For fixed annuities, the refund during this window is straightforward: Tonya gets back all premiums or consideration paid, including any policy fees or charges. Variable annuities and contracts with market value adjustment features are handled differently. For those products, the refund equals the cash surrender value of the contract plus any fees and charges that were deducted from the premiums.1National Association of Insurance Commissioners. Life Insurance and Annuities Replacement Model Regulation That means if the underlying investments dropped in value during the first thirty days, Tonya could receive less than she put in. The SEC has confirmed that for variable annuities, the refund may be adjusted up or down to reflect investment performance.7U.S. Securities and Exchange Commission. Variable Annuities – Free Look Period

To exercise the free-look right, Tonya submits a written cancellation request to the annuity company within the thirty-day window. If she cancels, the replacement unwinds, but reversing the surrender of the original whole life policy is a separate question. Most insurers will not automatically reinstate a surrendered policy, so Tonya should confirm reinstatement options with her original insurer before finalizing anything.

Surrender Charges on the New Annuity

Assuming Tonya keeps the annuity past the free-look period, she enters a new surrender charge schedule.

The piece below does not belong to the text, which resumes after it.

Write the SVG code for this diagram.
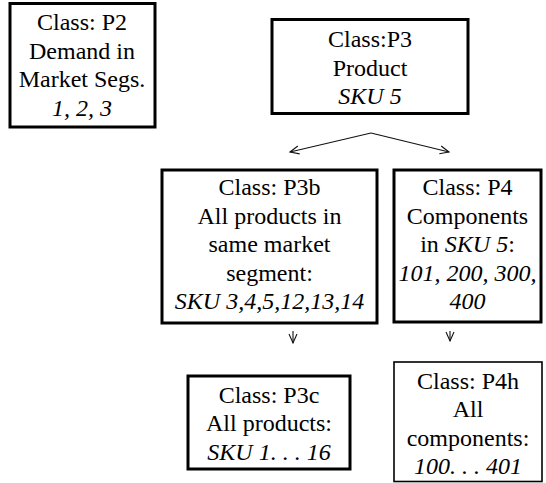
<svg xmlns="http://www.w3.org/2000/svg" width="546" height="483" viewBox="0 0 546 483">
  <defs>
    <marker id="head" markerUnits="userSpaceOnUse" markerWidth="14" markerHeight="14" refX="10" refY="5" orient="auto">
      <path d="M1,1 L10,5 L1,9" fill="none" stroke="#111" stroke-width="1.1"/>
    </marker>
  </defs>

  <rect width="546" height="483" fill="#fff"/>

  <!-- boxes: 3px black frame, white fill; text in Times-style serif, centred -->
  <g id="p2">
    <rect x="10" y="3.5" width="145" height="123.5" fill="#fff" stroke="#000" stroke-width="3"/>
    <text x="82" y="30" font-family="Liberation Serif" font-size="24" text-anchor="middle">Class: P2</text>
    <text x="82" y="58.5" font-family="Liberation Serif" font-size="24" text-anchor="middle">Demand in</text>
    <text x="82" y="87" font-family="Liberation Serif" font-size="24" text-anchor="middle">Market Segs.</text>
    <text x="82" y="115.5" font-family="Liberation Serif" font-size="24" font-style="italic" text-anchor="middle">1, 2, 3</text>
  </g>

  <g id="p3">
    <rect x="272" y="19.5" width="196" height="94" fill="#fff" stroke="#000" stroke-width="3"/>
    <text x="370" y="47" font-family="Liberation Serif" font-size="24" text-anchor="middle">Class:P3</text>
    <text x="370" y="75.5" font-family="Liberation Serif" font-size="24" text-anchor="middle">Product</text>
    <text x="370" y="104" font-family="Liberation Serif" font-size="24" font-style="italic" text-anchor="middle">SKU 5</text>
  </g>

  <g id="p3b">
    <rect x="162" y="170" width="215" height="153" fill="#fff" stroke="#000" stroke-width="3"/>
    <text x="269.5" y="195" font-family="Liberation Serif" font-size="24" text-anchor="middle">Class: P3b</text>
    <text x="269.5" y="223.5" font-family="Liberation Serif" font-size="24" text-anchor="middle">All products in</text>
    <text x="269.5" y="252" font-family="Liberation Serif" font-size="24" text-anchor="middle">same market</text>
    <text x="269.5" y="280.5" font-family="Liberation Serif" font-size="24" text-anchor="middle">segment:</text>
    <text x="269.5" y="309" font-family="Liberation Serif" font-size="24" font-style="italic" text-anchor="middle">SKU 3,4,5,12,13,14</text>
  </g>

  <g id="p4">
    <rect x="394" y="170" width="147" height="152" fill="#fff" stroke="#000" stroke-width="3"/>
    <text x="467.5" y="195" font-family="Liberation Serif" font-size="24" text-anchor="middle">Class: P4</text>
    <text x="467.5" y="223.5" font-family="Liberation Serif" font-size="24" text-anchor="middle">Components</text>
    <text x="467.5" y="252" font-family="Liberation Serif" font-size="24" text-anchor="middle">in <tspan font-style="italic">SKU 5</tspan>:</text>
    <text x="467.5" y="280.5" font-family="Liberation Serif" font-size="24" font-style="italic" text-anchor="middle">101, 200, 300,</text>
    <text x="467.5" y="309" font-family="Liberation Serif" font-size="24" font-style="italic" text-anchor="middle">400</text>
  </g>

  <g id="p3c">
    <rect x="188" y="376" width="162" height="93" fill="#fff" stroke="#000" stroke-width="3"/>
    <text x="269" y="402.5" font-family="Liberation Serif" font-size="24" text-anchor="middle">Class: P3c</text>
    <text x="269" y="431" font-family="Liberation Serif" font-size="24" text-anchor="middle">All products:</text>
    <text x="269" y="459.5" font-family="Liberation Serif" font-size="24" font-style="italic" text-anchor="middle">SKU 1. . . 16</text>
  </g>

  <g id="p4h">
    <rect x="394" y="362" width="148" height="119.5" fill="#fff" stroke="#000" stroke-width="1.6"/>
    <text x="468" y="388.5" font-family="Liberation Serif" font-size="24" text-anchor="middle">Class: P4h</text>
    <text x="468" y="417" font-family="Liberation Serif" font-size="24" text-anchor="middle">All</text>
    <text x="468" y="445.5" font-family="Liberation Serif" font-size="24" text-anchor="middle">components:</text>
    <text x="468" y="474" font-family="Liberation Serif" font-size="24" font-style="italic" text-anchor="middle">100. . . 401</text>
  </g>

  <g id="connectors" fill="none" stroke="#111" stroke-width="1.1">
    <path d="M371,133 L290,152" marker-end="url(#head)"/>
    <path d="M371,133 L449,152" marker-end="url(#head)"/>
    <path d="M293,331 L293,343" marker-end="url(#head)"/>
    <path d="M450,331 L450,341" marker-end="url(#head)"/>
  </g>
</svg>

Annuity surrender charges commonly start around 7% of the contract value in the first year and decline by roughly one percentage point per year, reaching zero after seven or eight years. Some contracts stretch this period to ten years. These charges apply if Tonya withdraws more than the contract’s penalty-free amount, which is often limited to 10% of the account value per year.

This is one of the replacement-specific factors the agent is required to evaluate under the best interest standard: whether imposing a new surrender charge period on someone who may have already waited years to escape the old policy’s charges actually benefits the consumer. If Tonya’s whole life policy had long since passed its own surrender period, she was sitting in a fully liquid position. Moving into a new annuity with a seven-year lockup is a meaningful step backward in terms of access to her money, and the annuity’s benefits need to justify that tradeoff.